The problem asks us to determine if a given function, $$f\left(x\right)=3+\dfrac {1}{3}x$$, is a linear function. It also specifies that if it is linear, we should express it in the form $$f\left(x\right)=ax+b$$. A linear function is defined by its ability to be written in this specific form, where 'a' and 'b' are constant numbers.
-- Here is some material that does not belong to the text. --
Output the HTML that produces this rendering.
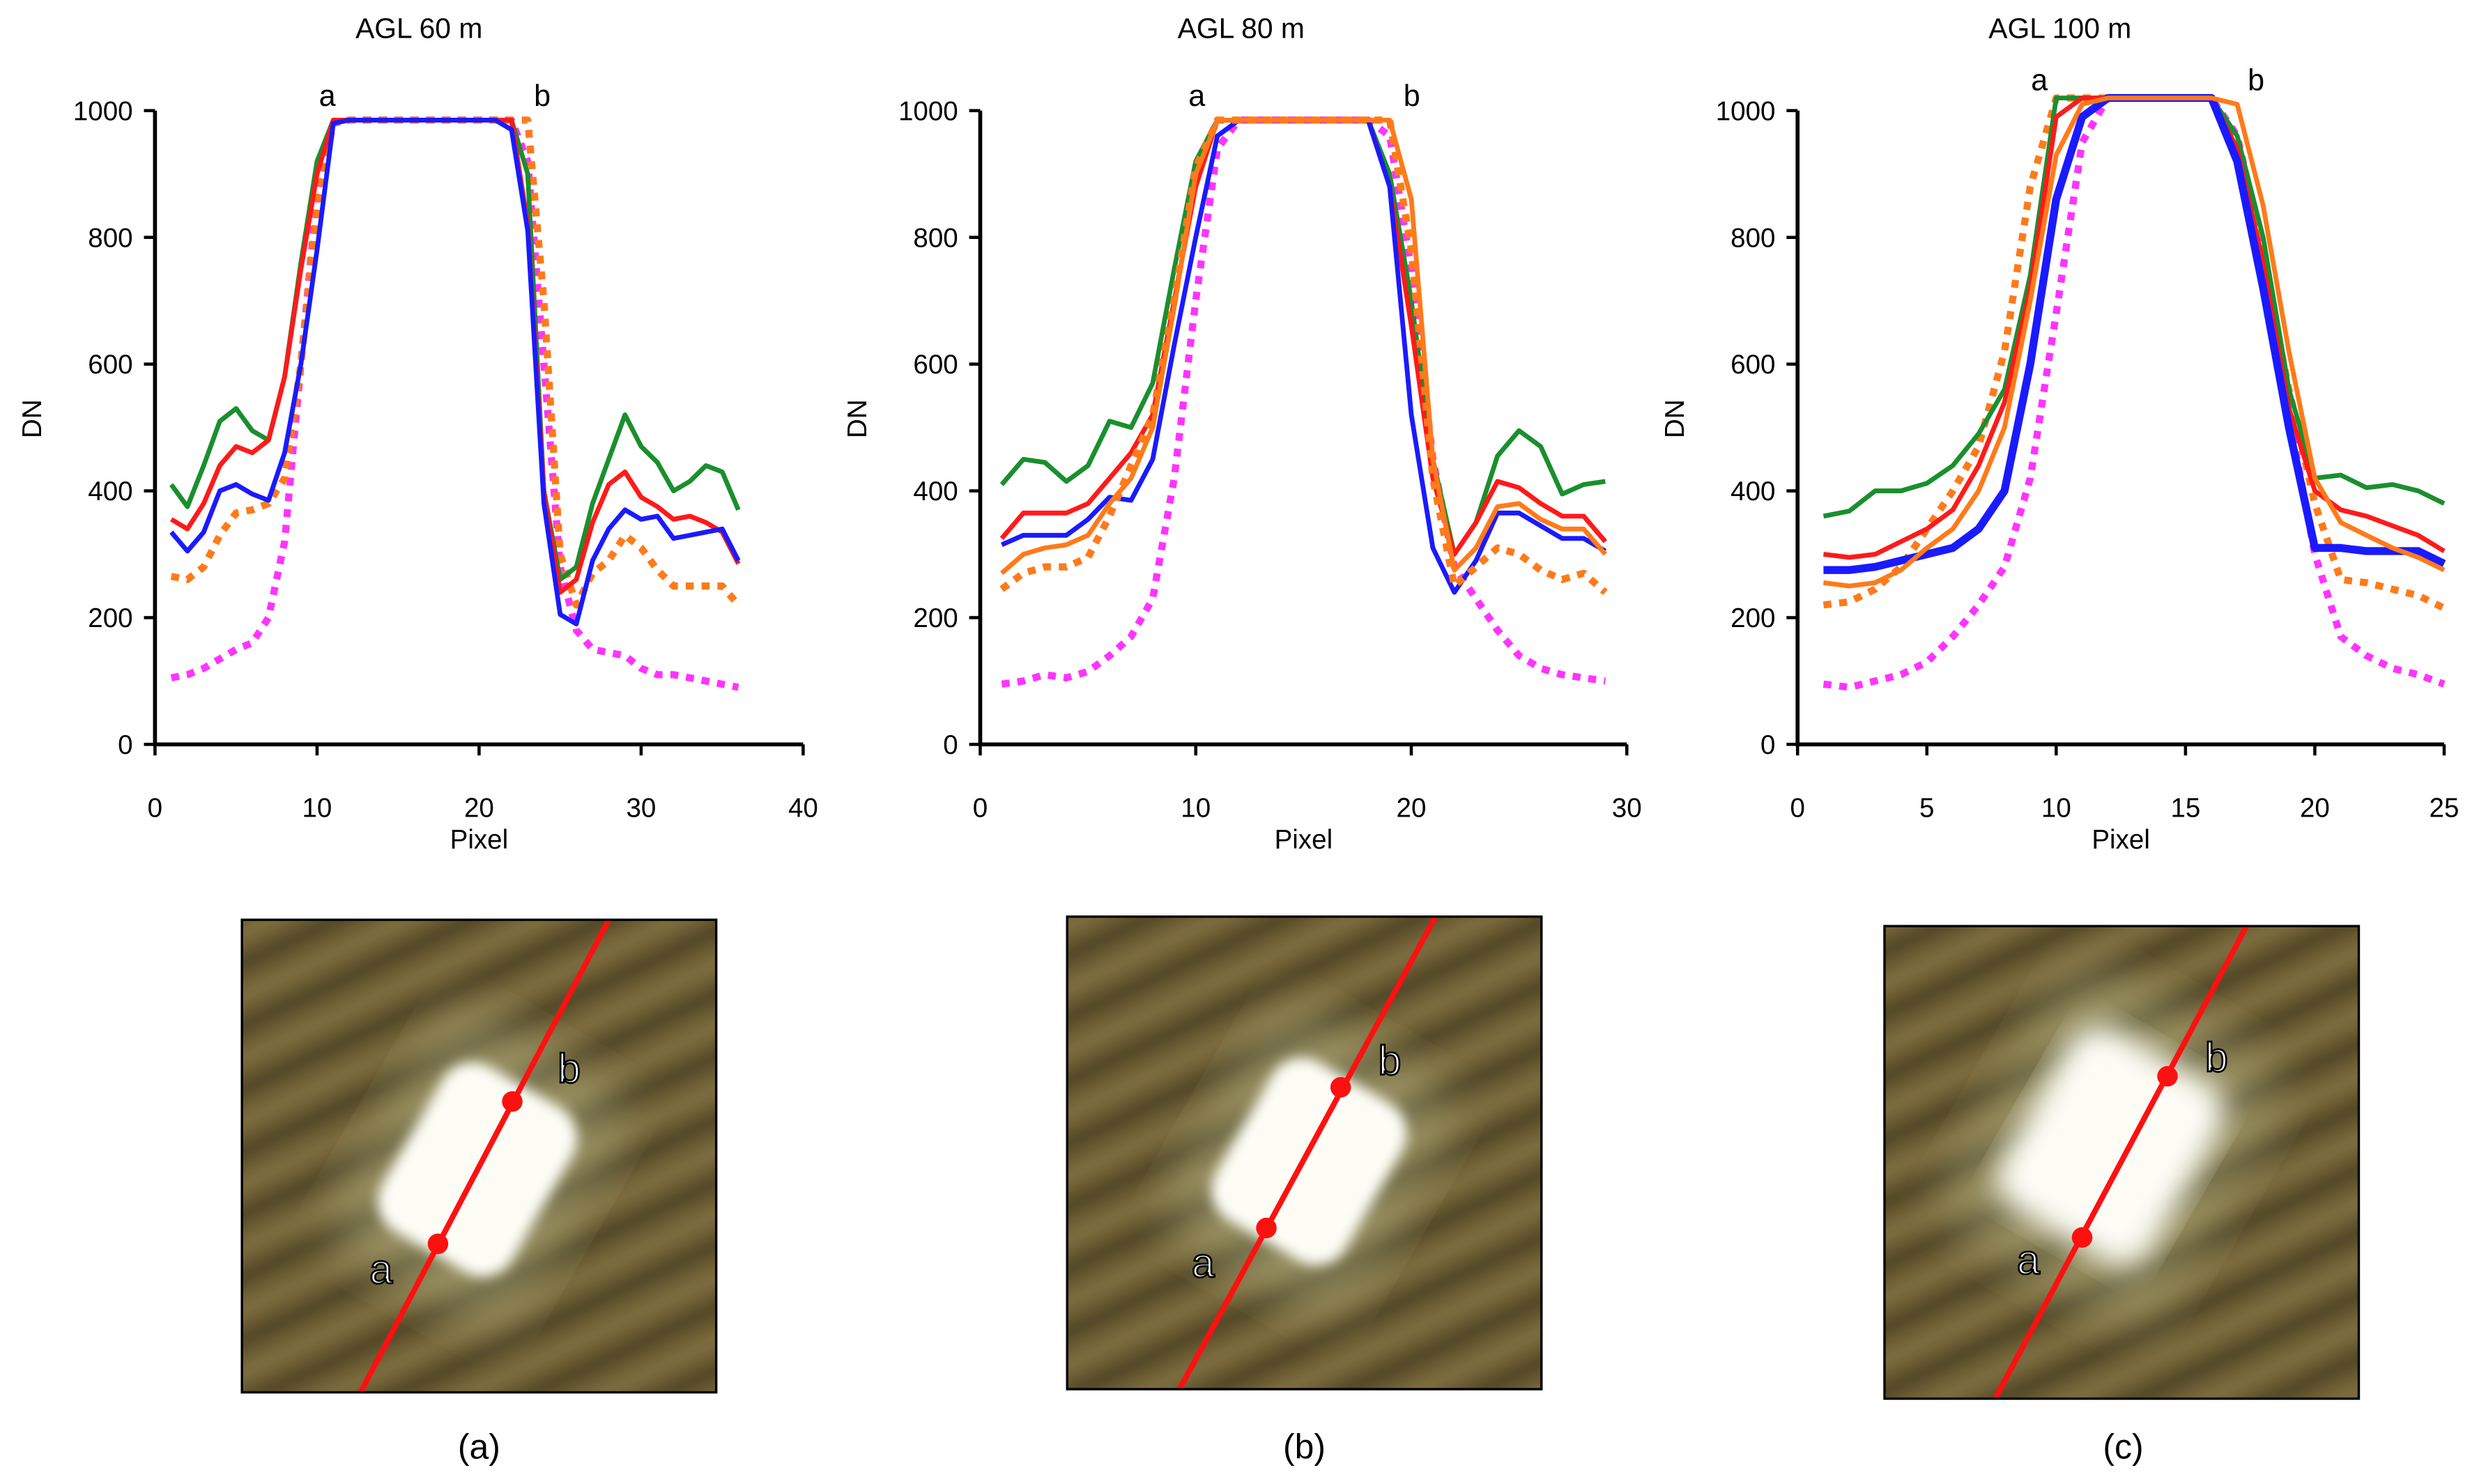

**step2** Rearranging the given function

The given function is $$f\left(x\right)=3+\dfrac {1}{3}x$$. In addition, the order of the numbers being added does not change the sum. This is known as the commutative property of addition. For example, $$2+3$$ is the same as $$3+2$$. Therefore, we can rearrange the terms in our function:
$$f\left(x\right)=\dfrac {1}{3}x+3$$

**step3** Comparing the function to the standard linear form

Now we compare our rearranged function, $$f\left(x\right)=\dfrac {1}{3}x+3$$, with the standard form of a linear function, $$f\left(x\right)=ax+b$$.
By looking at both expressions, we can see that:
The number multiplying 'x' in our function is $$\dfrac{1}{3}$$. This corresponds to 'a' in the standard form.
The constant number being added in our function is $$3$$. This corresponds to 'b' in the standard form.
Since we were able to match the given function to the form $$f\left(x\right)=ax+b$$ with constant values for 'a' and 'b' (where $$a=\dfrac{1}{3}$$ and $$b=3$$), the function is indeed linear.

**step4** Stating the conclusion and the function in the required form

Yes, the given function $$f\left(x\right)=3+\dfrac {1}{3}x$$ is linear.
When expressed in the form $$f\left(x\right)=ax+b$$, the function is:
$$f\left(x\right)=\dfrac {1}{3}x+3$$